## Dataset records
+++

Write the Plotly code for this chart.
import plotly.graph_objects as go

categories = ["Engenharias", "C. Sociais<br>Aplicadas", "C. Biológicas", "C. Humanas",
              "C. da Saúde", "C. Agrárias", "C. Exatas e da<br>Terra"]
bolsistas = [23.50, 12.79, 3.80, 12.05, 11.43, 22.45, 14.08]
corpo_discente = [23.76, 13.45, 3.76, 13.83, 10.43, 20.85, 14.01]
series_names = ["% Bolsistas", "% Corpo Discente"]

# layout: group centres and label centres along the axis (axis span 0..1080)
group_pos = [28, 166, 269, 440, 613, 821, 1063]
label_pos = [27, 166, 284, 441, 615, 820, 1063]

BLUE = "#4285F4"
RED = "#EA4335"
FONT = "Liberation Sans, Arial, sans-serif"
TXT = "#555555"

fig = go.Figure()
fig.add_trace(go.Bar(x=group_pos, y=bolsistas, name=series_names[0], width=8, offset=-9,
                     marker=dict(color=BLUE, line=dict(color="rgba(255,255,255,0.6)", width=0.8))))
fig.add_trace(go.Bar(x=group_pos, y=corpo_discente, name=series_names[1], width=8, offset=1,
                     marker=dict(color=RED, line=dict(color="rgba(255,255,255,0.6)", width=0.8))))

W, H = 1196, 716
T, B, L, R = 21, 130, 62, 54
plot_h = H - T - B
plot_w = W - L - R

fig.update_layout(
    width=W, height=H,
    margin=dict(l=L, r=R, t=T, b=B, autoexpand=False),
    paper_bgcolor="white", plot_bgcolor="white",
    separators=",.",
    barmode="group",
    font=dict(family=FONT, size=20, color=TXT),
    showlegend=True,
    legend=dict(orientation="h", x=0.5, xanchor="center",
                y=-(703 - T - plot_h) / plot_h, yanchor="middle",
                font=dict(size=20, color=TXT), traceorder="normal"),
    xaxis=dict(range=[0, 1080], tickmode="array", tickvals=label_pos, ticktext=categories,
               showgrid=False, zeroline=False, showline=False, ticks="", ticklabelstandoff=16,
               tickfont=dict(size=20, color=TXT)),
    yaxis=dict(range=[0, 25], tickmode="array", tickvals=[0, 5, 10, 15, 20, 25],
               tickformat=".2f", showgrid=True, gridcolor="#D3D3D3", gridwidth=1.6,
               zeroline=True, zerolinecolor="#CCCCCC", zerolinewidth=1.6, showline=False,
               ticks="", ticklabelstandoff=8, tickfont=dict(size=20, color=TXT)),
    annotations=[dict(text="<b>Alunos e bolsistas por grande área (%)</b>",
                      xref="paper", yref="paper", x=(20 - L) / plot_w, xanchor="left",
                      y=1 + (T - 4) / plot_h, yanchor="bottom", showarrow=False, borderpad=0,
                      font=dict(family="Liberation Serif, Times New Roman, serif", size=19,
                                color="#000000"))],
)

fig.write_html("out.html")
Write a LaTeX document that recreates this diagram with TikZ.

+++

## Work required
Find and copy each line above that includes the string "this".

## Result of the task
Write the Plotly code for this chart.
Write a LaTeX document that recreates this diagram with TikZ.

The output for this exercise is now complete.